=== Stated problem ===
Every line that contains the word "diagram" should be copied out.

=== Given information ===
****************

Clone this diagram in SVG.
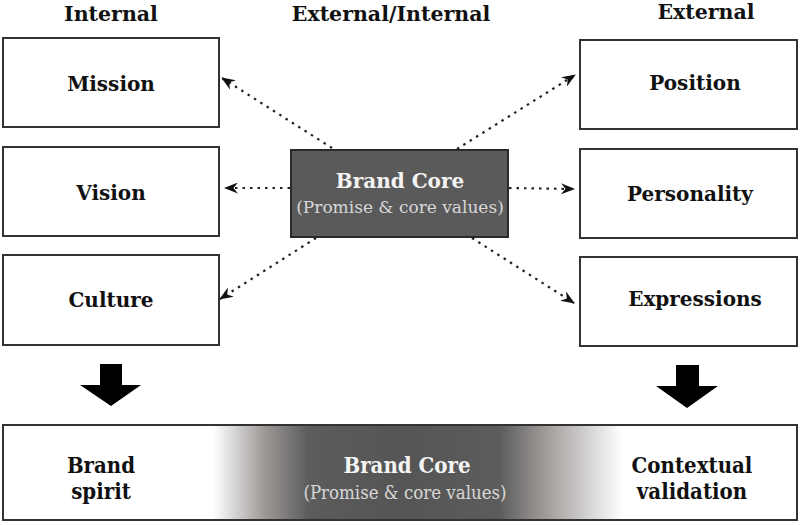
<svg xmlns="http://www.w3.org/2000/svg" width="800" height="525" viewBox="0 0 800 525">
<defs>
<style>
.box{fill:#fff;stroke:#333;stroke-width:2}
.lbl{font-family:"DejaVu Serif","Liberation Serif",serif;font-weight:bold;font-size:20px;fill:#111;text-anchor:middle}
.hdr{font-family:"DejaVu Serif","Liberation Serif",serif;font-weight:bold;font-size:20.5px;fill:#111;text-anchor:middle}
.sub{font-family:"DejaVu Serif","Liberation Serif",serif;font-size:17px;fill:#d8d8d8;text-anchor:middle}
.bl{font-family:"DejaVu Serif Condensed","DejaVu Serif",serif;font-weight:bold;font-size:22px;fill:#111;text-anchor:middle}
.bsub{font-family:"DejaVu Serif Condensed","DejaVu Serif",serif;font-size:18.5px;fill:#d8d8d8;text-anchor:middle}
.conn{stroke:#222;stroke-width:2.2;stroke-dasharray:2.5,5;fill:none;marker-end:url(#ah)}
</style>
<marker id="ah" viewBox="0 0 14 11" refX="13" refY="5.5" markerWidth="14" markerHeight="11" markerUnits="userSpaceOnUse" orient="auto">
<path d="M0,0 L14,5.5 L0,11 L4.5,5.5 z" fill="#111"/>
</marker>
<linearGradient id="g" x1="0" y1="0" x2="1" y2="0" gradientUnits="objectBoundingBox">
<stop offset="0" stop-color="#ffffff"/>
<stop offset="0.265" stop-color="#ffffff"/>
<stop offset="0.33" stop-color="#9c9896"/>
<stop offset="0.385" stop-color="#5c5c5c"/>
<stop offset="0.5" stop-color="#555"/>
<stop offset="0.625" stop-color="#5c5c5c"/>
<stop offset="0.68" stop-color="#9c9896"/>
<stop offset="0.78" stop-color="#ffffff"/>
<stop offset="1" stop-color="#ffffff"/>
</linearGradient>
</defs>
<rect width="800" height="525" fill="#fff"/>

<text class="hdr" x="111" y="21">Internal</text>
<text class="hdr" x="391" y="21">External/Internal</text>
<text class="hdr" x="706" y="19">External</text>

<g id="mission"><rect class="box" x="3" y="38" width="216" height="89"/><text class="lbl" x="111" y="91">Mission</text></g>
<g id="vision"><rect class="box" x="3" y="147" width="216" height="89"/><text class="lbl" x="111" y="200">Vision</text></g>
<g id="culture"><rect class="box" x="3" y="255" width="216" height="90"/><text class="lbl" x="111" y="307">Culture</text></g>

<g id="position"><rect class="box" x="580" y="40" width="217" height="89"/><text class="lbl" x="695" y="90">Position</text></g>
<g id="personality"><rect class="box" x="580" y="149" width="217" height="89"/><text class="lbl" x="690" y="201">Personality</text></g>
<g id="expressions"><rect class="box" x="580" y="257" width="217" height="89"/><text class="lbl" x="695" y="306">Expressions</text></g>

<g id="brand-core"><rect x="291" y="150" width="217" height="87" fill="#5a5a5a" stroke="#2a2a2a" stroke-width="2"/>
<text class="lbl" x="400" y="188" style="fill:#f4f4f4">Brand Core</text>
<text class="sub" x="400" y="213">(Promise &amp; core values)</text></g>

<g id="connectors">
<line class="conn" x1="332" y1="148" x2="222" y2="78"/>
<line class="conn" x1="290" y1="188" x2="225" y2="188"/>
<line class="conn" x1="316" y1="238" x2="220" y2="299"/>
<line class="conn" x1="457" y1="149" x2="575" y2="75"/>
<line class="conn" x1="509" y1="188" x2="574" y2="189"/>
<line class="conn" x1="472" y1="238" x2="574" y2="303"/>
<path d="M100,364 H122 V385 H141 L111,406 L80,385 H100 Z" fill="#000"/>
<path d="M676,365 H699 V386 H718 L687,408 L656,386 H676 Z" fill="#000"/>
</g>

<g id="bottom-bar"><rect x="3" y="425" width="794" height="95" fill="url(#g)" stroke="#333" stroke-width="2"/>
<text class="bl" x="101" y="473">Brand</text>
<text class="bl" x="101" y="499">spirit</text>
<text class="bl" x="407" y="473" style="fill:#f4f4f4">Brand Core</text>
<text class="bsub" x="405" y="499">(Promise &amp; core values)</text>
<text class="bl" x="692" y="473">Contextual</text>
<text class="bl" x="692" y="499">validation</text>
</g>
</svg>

****************

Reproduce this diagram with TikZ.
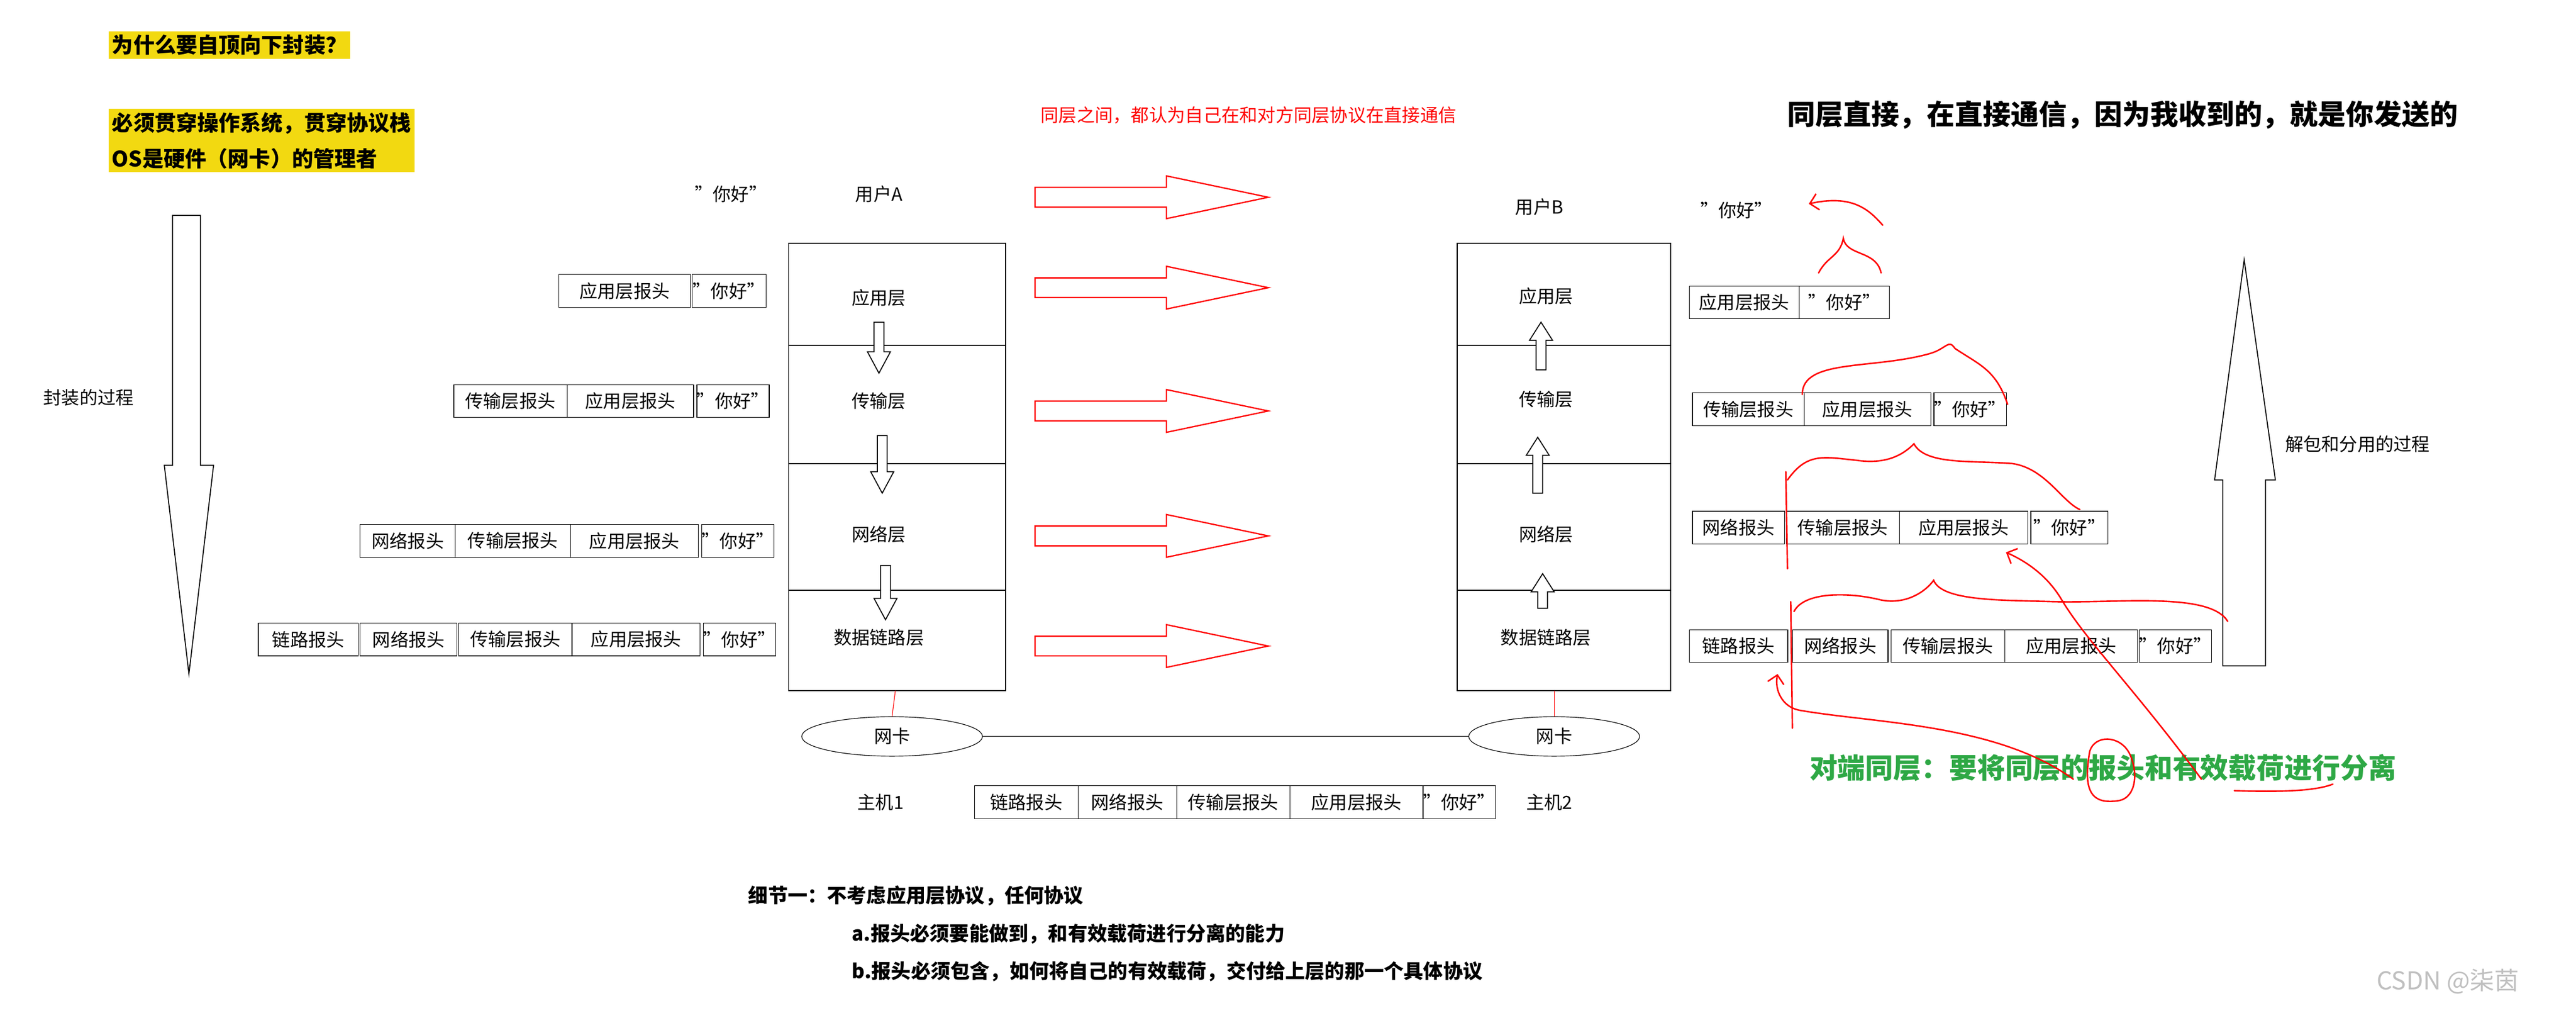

****************

=== Written solution ===
Clone this diagram in SVG.
Reproduce this diagram with TikZ.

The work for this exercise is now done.